You may have noticed that HistView now also (optionally) provides download links.
Moreover, if you enable the use of the download class, you have the possibility
to record download statistics to your MySQL database (see the example files
provided). And here you find an example of the table you need to use that:

CREATE TABLE statistics (
  dl_date	DATE,
  prog		VARCHAR(30),
  newver	VARCHAR(10),
  referrer	VARCHAR(100),
  remote_addr	VARCHAR(15), -- IPv4
  http_user_agent VARCHAR(255)
);

No primary key needed for this. If you really want one, add a column "id" and
make it auto-increment - but it's really not needed.
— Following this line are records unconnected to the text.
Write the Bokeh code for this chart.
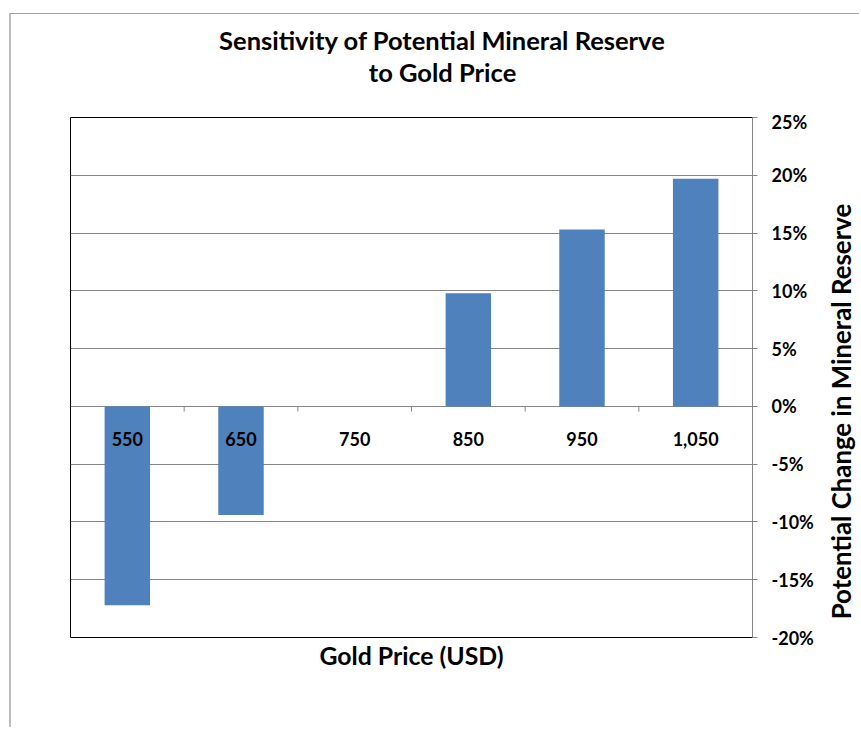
import math
from bokeh.plotting import figure
from bokeh.layouts import column, row
from bokeh.models import Range1d, LinearAxis, FixedTicker, PrintfTickFormatter, Label
from bokeh.core.properties import value
from bokeh.embed import file_html
from bokeh.resources import INLINE

prices = ["550", "650", "750", "850", "950", "1,050"]
change = [-17.2, -9.4, 0.0, 9.8, 15.3, 19.7]
y_ticks = [-20, -15, -10, -5, 0, 5, 10, 15, 20, 25]
title_lines = ["Sensitivity of Potential Mineral Reserve", "to Gold Price"]
y_title = "Potential Change in Mineral Reserve"
x_title = "Gold Price (USD)"

FONT = "Lato"
n = len(prices)
xs = list(range(n))

TOTAL_W = 859
TITLE_H = 110
P_W = 823
Q_W = TOTAL_W - P_W
P_H = 617


def blank(w, h):
    f = figure(frame_width=w, frame_height=h, output_backend="svg", toolbar_location=None,
               x_range=Range1d(0, w), y_range=Range1d(0, h), x_axis_location=None,
               y_axis_location=None, min_border=0)
    f.border_fill_color = None
    f.background_fill_color = None
    f.outline_line_color = None
    f.xgrid.visible = False
    f.ygrid.visible = False
    return f


# title block
t = blank(TOTAL_W, TITLE_H)
for txt, yy in zip(title_lines, [TITLE_H - 39, TITLE_H - 71]):
    t.add_layout(Label(x=442, y=yy, text=txt, text_align="center", text_baseline="middle",
                       text_font=FONT, text_font_size="25.5px", text_font_style="bold",
                       text_color="black"))

# main chart
p = figure(frame_width=682, frame_height=520, output_backend="svg", toolbar_location=None,
           x_range=Range1d(-0.5, n - 0.5), y_range=Range1d(y_ticks[0], y_ticks[-1]),
           y_axis_location="right", x_axis_location=None,
           min_border_left=70, min_border_top=7, min_border_bottom=90,
           min_border_right=P_W - 70 - 682)
p.border_fill_color = None
p.background_fill_color = "white"
p.outline_line_color = "black"
p.outline_line_width = 1
p.xgrid.visible = False
p.ygrid.ticker = FixedTicker(ticks=y_ticks)
p.ygrid.grid_line_color = "#868686"

ya = p.yaxis[0]
ya.ticker = FixedTicker(ticks=y_ticks)
ya.formatter = PrintfTickFormatter(format="%d%%")
ya.axis_line_color = "#868686"
ya.major_tick_line_color = "#868686"
ya.major_tick_out = 5
ya.major_tick_in = 0
ya.minor_tick_line_color = None
ya.major_label_standoff = 14
ya.major_label_text_font = FONT
ya.major_label_text_font_style = "bold"
ya.major_label_text_font_size = "18px"
ya.major_label_text_color = "black"

xa = LinearAxis(ticker=FixedTicker(ticks=[]), axis_line_color=None,
                major_tick_line_color=None, minor_tick_line_color=None,
                axis_label=x_title, axis_label_text_font=FONT,
                axis_label_text_font_style="bold", axis_label_text_font_size="24.8px",
                axis_label_text_color="black", axis_label_standoff=3)
p.add_layout(xa, "below")

p.vbar(x=xs, top=change, bottom=0, width=0.4, fill_color="#4F81BD", line_color=None)

bounds = [i + 0.5 for i in range(n - 1)]
p.segment(x0=bounds, y0=[0] * len(bounds), x1=bounds, y1=[-0.45] * len(bounds),
          line_color="#868686", line_width=1)

p.text(x=xs, y=[0] * n, text=prices, y_offset=33, text_align="center", text_baseline="middle",
       text_font=value(FONT), text_font_style="bold", text_font_size="18px", text_color="black")

# right-hand axis title, reading bottom to top
q = blank(Q_W, P_H)
q.add_layout(Label(x=Q_W / 2 - 1, y=P_H - (404 - TITLE_H), text=y_title, angle=math.pi / 2,
                   text_align="center", text_baseline="middle", text_font=FONT,
                   text_font_size="25.8px", text_font_style="bold", text_color="black"))

layout = column(t, row(p, q, spacing=0), spacing=0)
layout.styles = {
    "background-image": "linear-gradient(#A6A6A6,#A6A6A6), linear-gradient(#BDBDBD,#BDBDBD)",
    "background-size": "100% 1px, 2px 100%",
    "background-position": "10px 13px, 9px 13px",
    "background-repeat": "no-repeat",
}

open("out.html", "w").write(file_html(layout, INLINE))
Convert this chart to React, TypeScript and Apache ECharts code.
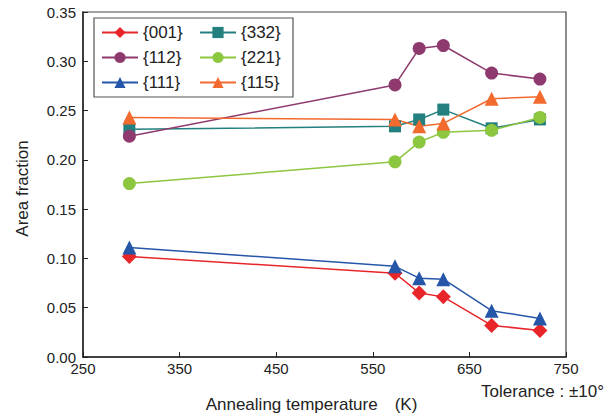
import React, { useEffect, useRef } from "react";
import * as echarts from "echarts";

const temps = [298, 573, 598, 623, 673, 723];
const s001 = [0.102, 0.085, 0.065, 0.061, 0.032, 0.027];
const s332 = [0.231, 0.234, 0.241, 0.251, 0.232, 0.241];
const s112 = [0.224, 0.276, 0.313, 0.316, 0.288, 0.282];
const s221 = [0.176, 0.198, 0.218, 0.228, 0.230, 0.243];
const s111 = [0.111, 0.092, 0.080, 0.079, 0.047, 0.039];
const s115 = [0.243, 0.241, 0.234, 0.237, 0.262, 0.264];
const yTicks = ["0.00", "0.05", "0.10", "0.15", "0.20", "0.25", "0.30", "0.35"];

const font = "Liberation Sans, Arial, sans-serif";

export default function App() {
  const ref = useRef<HTMLDivElement>(null);
  useEffect(() => {
    const chart = echarts.init(ref.current!, null, { renderer: "svg" });
    const mk = (name: string, vals: number[], color: string, symbol: string, size: number) => ({
      name,
      type: "line",
      data: temps.map((t, i) => [t, vals[i]]),
      symbol,
      symbolSize: size,
      lineStyle: { color, width: 1.5 },
      itemStyle: { color },
      z: 3,
    });
    chart.setOption({
      animation: false,
      backgroundColor: "#fff",
      grid: {
        left: 83, right: 50, top: 12, bottom: 62,
        outerBoundsMode: "none",
        containLabel: false,
        show: true, borderColor: "#444", borderWidth: 1.2, backgroundColor: "transparent",
      },
      legend: {
        left: 94, top: 18, width: 200,
        orient: "horizontal",
        data: ["{001}", "{332}", "{112}", "{221}", "{111}", "{115}"],
        itemWidth: 36, itemHeight: 14, itemGap: 8,
        borderColor: "#555", borderWidth: 1.2, padding: [6, 4, 6, 7],
        textStyle: { fontFamily: font, fontSize: 17, color: "#222", width: 48, lineHeight: 16 },
      },
      xAxis: {
        type: "value", min: 250, max: 750, interval: 100,
        name: "Annealing temperature\u3000(K)", nameLocation: "middle", nameGap: 39,
        nameTextStyle: { fontFamily: font, fontSize: 17, color: "#222", padding: [0, 26, 0, 0] },
        axisLine: { onZero: false, lineStyle: { color: "#222", width: 1.5 } },
        axisTick: { inside: true, length: 5, lineStyle: { color: "#222" } },
        axisLabel: { fontFamily: font, fontSize: 15, color: "#222", margin: 4 },
        splitLine: { show: false },
      },
      yAxis: {
        type: "value", min: 0, max: 0.35, interval: 0.05,
        name: "Area fraction", nameLocation: "middle", nameGap: 52, nameRotate: 90,
        nameTextStyle: { fontFamily: font, fontSize: 17, color: "#222", padding: [0, 8, 0, 0] },
        axisLine: { show: true, onZero: false, lineStyle: { color: "#222", width: 1.5 } },
        axisTick: { show: true, inside: true, length: 5, lineStyle: { color: "#222" } },
        axisLabel: {
          fontFamily: font, fontSize: 15, color: "#222", margin: 7,
          formatter: (v: number) => yTicks[Math.round(v / 0.05)] ?? v.toFixed(2),
        },
        splitLine: { show: false },
      },
      graphic: [
        {
          type: "text", right: 12, top: 383,
          style: { text: "Tolerance : \u00b110\u00b0", fontFamily: font, fontSize: 17, fill: "#222" },
        },
      ],
      series: [
        mk("{001}", s001, "#e8262a", "diamond", 15),
        mk("{332}", s332, "#24807e", "rect", 12),
        mk("{112}", s112, "#8e3a6e", "circle", 13),
        mk("{221}", s221, "#8dc63f", "circle", 13),
        mk("{111}", s111, "#2656a8", "triangle", 14),
        mk("{115}", s115, "#f26a2e", "triangle", 14),
      ],
    });
    return () => chart.dispose();
  }, []);
  return <div ref={ref} style={{ position: "fixed", left: 0, top: 0, width: 616, height: 419 }} />;
}
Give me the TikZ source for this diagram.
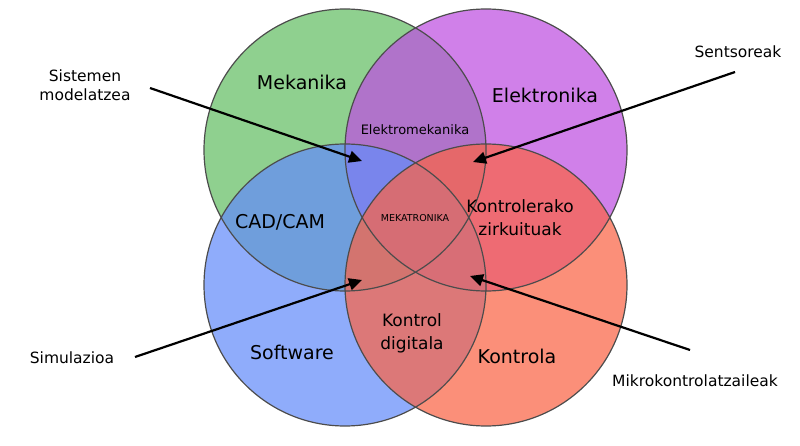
\documentclass[tikz,border=0pt]{standalone}
\usepackage{fontspec}
\setmainfont{DejaVu Sans}
\usetikzlibrary{arrows.meta}
\begin{document}
\begin{tikzpicture}[x=1pt,y=-1pt,
  circ/.style={fill opacity=0.72},
  lbl/.style={font=\fontsize{19}{22}\selectfont,align=center},
  sml/.style={font=\fontsize{15.5}{19}\selectfont,align=center},
  arr/.style={-{Triangle[length=13pt,width=12pt]},line width=2.2pt}]
\useasboundingbox (0,0) rectangle (800,446);
\fill[white] (0,0) rectangle (800,446);
\fill[circ,fill={rgb,255:red,100;green,190;blue,100}] (345,150) circle (141);
\fill[circ,fill={rgb,255:red,190;green,80;blue,225}] (486,150) circle (141);
\fill[circ,fill={rgb,255:red,100;green,140;blue,250}] (345,285) circle (141);
\fill[circ,fill={rgb,255:red,250;green,100;blue,70}] (486,285) circle (141);
\draw[draw=black!70,line width=1.2pt] (345,150) circle (141) (486,150) circle (141) (345,285) circle (141) (486,285) circle (141);
\node[lbl] (mek) at (302,82) {Mekanika};
\node[lbl] (ele) at (545,95) {Elektronika};
\node[font=\fontsize{13}{15}\selectfont] (em) at (415,130) {Elektromekanika};
\node[lbl] (cad) at (280,222) {CAD/CAM};
\node[font=\fontsize{9.5}{11}\selectfont] (mk) at (415,218) {MEKATRONIKA};
\node[lbl,font=\fontsize{17}{23}\selectfont] (kz) at (520,218) {Kontrolerako\\zirkuituak};
\node[lbl] (sw) at (292,352) {Software};
\node[lbl,font=\fontsize{17}{23}\selectfont] (kd) at (412,333) {Kontrol\\digitala};
\node[lbl] (ko) at (517,356) {Kontrola};
\node[sml] (sm) at (85,85) {Sistemen\\modelatzea};
\node[sml] (se) at (738,52) {Sentsoreak};
\node[sml] (si) at (72,358) {Simulazioa};
\node[sml] (mi) at (695,381) {Mikrokontrolatzaileak};
\coordinate (a1) at (362,161);
\coordinate (a2) at (473,162);
\coordinate (a3) at (362,280);
\coordinate (a4) at (470,276);
\draw[arr] (150,88) -- (a1);
\draw[arr] (735,72) -- (a2);
\draw[arr] (135,357) -- (a3);
\draw[arr] (690,350) -- (a4);
\end{tikzpicture}
\end{document}
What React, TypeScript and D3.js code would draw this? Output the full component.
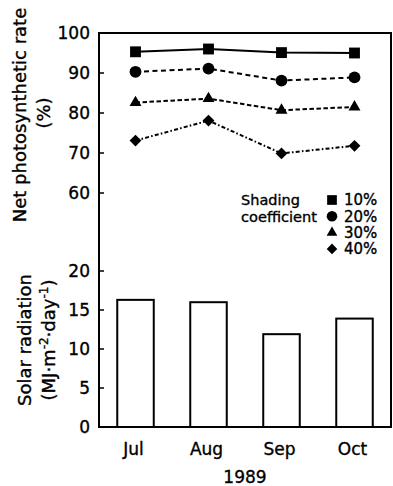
import React from "react";
import * as d3 from "d3";

const months = ["Jul", "Aug", "Sep", "Oct"];
const shading10 = [95.3, 96.0, 95.1, 95.0];
const shading20 = [90.3, 91.1, 88.1, 88.9];
const shading30 = [82.6, 83.6, 80.7, 81.5];
const shading40 = [73.1, 78.1, 69.9, 71.8];
const solarRadiation = [16.3, 16.0, 11.9, 13.9];
const topTicks = [100, 90, 80, 70, 60];
const bottomTicks = [20, 15, 10, 5, 0];
const legendLabels = ["10%", "20%", "30%", "40%"];

const W = 393;
const H = 486;
const left = 99;
const right = 391;
const top = 33;
const bottom = 427;

const FONT = "'DejaVu Sans', 'Liberation Sans', Arial, sans-serif";
const TS = { stroke: "#000", strokeWidth: 0.35 };

export default function App() {
  const x = d3.scaleBand<string>().domain(months).range([left, right]).paddingInner(0).paddingOuter(0);
  const cx = (m: string) => (x(m) as number) + x.bandwidth() / 2;
  const yTop = d3.scaleLinear().domain([60, 100]).range([193, top]);
  const yBot = d3.scaleLinear().domain([0, 20]).range([bottom, 271]);

  const series = [
    { values: shading10, dash: "none", sym: "square" },
    { values: shading20, dash: "5,3.5", sym: "circle" },
    { values: shading30, dash: "4.5,2.5", sym: "triangle" },
    { values: shading40, dash: "4,2.2,1.6,2.2", sym: "diamond" },
  ];

  const symPath = (sym: string, scale: number) => {
    if (sym === "square") return d3.symbol().type(d3.symbolSquare).size(118 * scale)();
    if (sym === "circle") return d3.symbol().type(d3.symbolCircle).size(110 * scale)();
    if (sym === "triangle") return d3.symbol().type(d3.symbolTriangle).size(62 * scale)();
    return d3.symbol().type(d3.symbolSquare).size(70 * scale)();
  };

  const line = d3
    .line<number>()
    .x((_, i) => cx(months[i]))
    .y((d) => yTop(d));

  const barW = x.bandwidth() * 0.5;

  return (
    <svg
      width={W}
      height={H}
      style={{ position: "absolute", left: 0, top: 0, background: "#fff" }}
      fontFamily={FONT}
    >
      <rect x={0} y={0} width={W} height={H} fill="#fff" />
      {solarRadiation.map((v, i) => (
        <rect
          key={"b" + i}
          x={cx(months[i]) - barW / 2}
          y={yBot(v)}
          width={barW}
          height={yBot(0) - yBot(v)}
          fill="#fff"
          stroke="#000"
          strokeWidth={2}
        />
      ))}
      <rect x={left} y={top} width={right - left} height={bottom - top} fill="none" stroke="#000" strokeWidth={2} />
      {topTicks.map((t) => (
        <g key={"tt" + t}>
          <line x1={left} x2={left + 5} y1={yTop(t)} y2={yTop(t)} stroke="#000" strokeWidth={1.5} />
          <text x={left - 9} y={yTop(t)} dy="0.36em" textAnchor="end" fontSize={17} {...TS}>
            {t}
          </text>
        </g>
      ))}
      {bottomTicks.map((t) => (
        <g key={"bt" + t}>
          <line x1={left} x2={left + 5} y1={yBot(t)} y2={yBot(t)} stroke="#000" strokeWidth={1.5} />
          <text x={left - 9} y={yBot(t)} dy="0.36em" textAnchor="end" fontSize={17} {...TS}>
            {t}
          </text>
        </g>
      ))}
      {series.map((s, si) => (
        <g key={"s" + si}>
          <path d={line(s.values) as string} fill="none" stroke="#000" strokeWidth={2} strokeDasharray={s.dash} />
          {s.values.map((v, i) => (
            <path
              key={i}
              d={symPath(s.sym, 1) as string}
              transform={`translate(${cx(months[i])},${yTop(v)})${s.sym === "diamond" ? " rotate(45)" : ""}`}
              fill="#000"
            />
          ))}
        </g>
      ))}
      <text x={241} y={205} fontSize={14.5} {...TS}>Shading</text>
      <text x={241} y={222} fontSize={14.5} textLength={76} lengthAdjust="spacingAndGlyphs" {...TS}>coefficient</text>
      {series.map((s, i) => {
        const ly = 200 + i * 16.3;
        return (
          <g key={"l" + i}>
            <path
              d={symPath(s.sym, 0.8) as string}
              transform={`translate(332,${ly})${s.sym === "diamond" ? " rotate(45)" : ""}`}
              fill="#000"
            />
            <text x={344} y={ly} dy="0.36em" fontSize={15} {...TS}>
              {legendLabels[i]}
            </text>
          </g>
        );
      })}
      {months.map((m) => (
        <text key={"x" + m} x={cx(m) - 2} y={455} textAnchor="middle" fontSize={17} {...TS}>
          {m}
        </text>
      ))}
      <text x={(left + right) / 2} y={483} textAnchor="middle" fontSize={17} {...TS}>
        1989
      </text>
      <text transform="translate(26,115) rotate(-90)" textAnchor="middle" fontSize={18} {...TS}>
        Net photosynthetic rate
      </text>
      <text transform="translate(50,113) rotate(-90)" textAnchor="middle" fontSize={18} {...TS}>
        (%)
      </text>
      <text transform="translate(31,340) rotate(-90)" textAnchor="middle" fontSize={18} {...TS}>
        Solar radiation
      </text>
      <text transform="translate(55,340) rotate(-90)" textAnchor="middle" fontSize={18} {...TS}>
        (MJ·m
        <tspan dy={-7} fontSize={12}>-2</tspan>
        <tspan dy={7}>·day</tspan>
        <tspan dy={-7} fontSize={12}>-1</tspan>
        <tspan dy={7}>)</tspan>
      </text>
    </svg>
  );
}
As the name "newver" suggests, you can also have a column "oldver" (and many
others) - but these are not (yet?) used by HistView and/or the download class.
However, if you want to use more columns for something: No problem, the
download class will simply ignore them.

Some of the columns seem to indicate a "data collector" in the sense of
collecting personal data to create profiles - but that is not the intention.
Here is what the columns are intended for:

* dl_date + prog + newver: To see what version of what prog has been downloaded
     how often per day. With these columns, no personal data are stored,
* referrer: Of course to see who brought the downloader here.
* remote_addr: If you have an unusual high amount of downloads on one day, you
     can be quite sure there was some crawler/bot downloading all it could get.
     With this column you can identify which downloads you may want to drop from
     the stats (DELETE...WHERE dl_date=.. AND prog=.. AND remote_addr=..)
* http_user_agent: This helps you to identify bots (together with the remote_addr
     column) so you can add them to either the ignore or the reject file, i.e. to
     prevent them from increasing your DL counter (or from downloading at all)
     for the future. You may also want to compare the agent provided here with the
     source address from remote_addr, as some crawlers (especially from MS)
     tend to "mask" themselves, pretending to be "human" browsers. Those are
     candidates for the crawlernets file then.

Having said that, after you applied the wanted changes (deleting wrong counters,
adding bots to the ignore/reject/crawlernets file), you may want to "anonymize"
the columns. You could:

* truncate the referrer down to the domain
* replace the remote_addr by a hash (or even by NULL)
* replace the http_user_agent by a hash (or even by NULL)

This is not done automatically by HistView, so you have to take care for that
yourselves. Sample queries could look like:

--- Remove the path from remote referrers, but keep the domain. Don't touch
--- local references (path without protocol) or entries already processed.
--- Turns 'http://www.example.com/some/path' into 'www.example.com'
UPDATE statistics SET referrer=SUBSTRING_INDEX(SUBSTRING_INDEX(referrer,'/',3),'/',-1)
 WHERE referrer LIKE 'http:%' OR referrer LIKE 'https:%';
--- Remove all information about the remote site
UPDATE statistics SET remote_addr=NULL;
UPDATE statistics SET http_user_agent=NULL;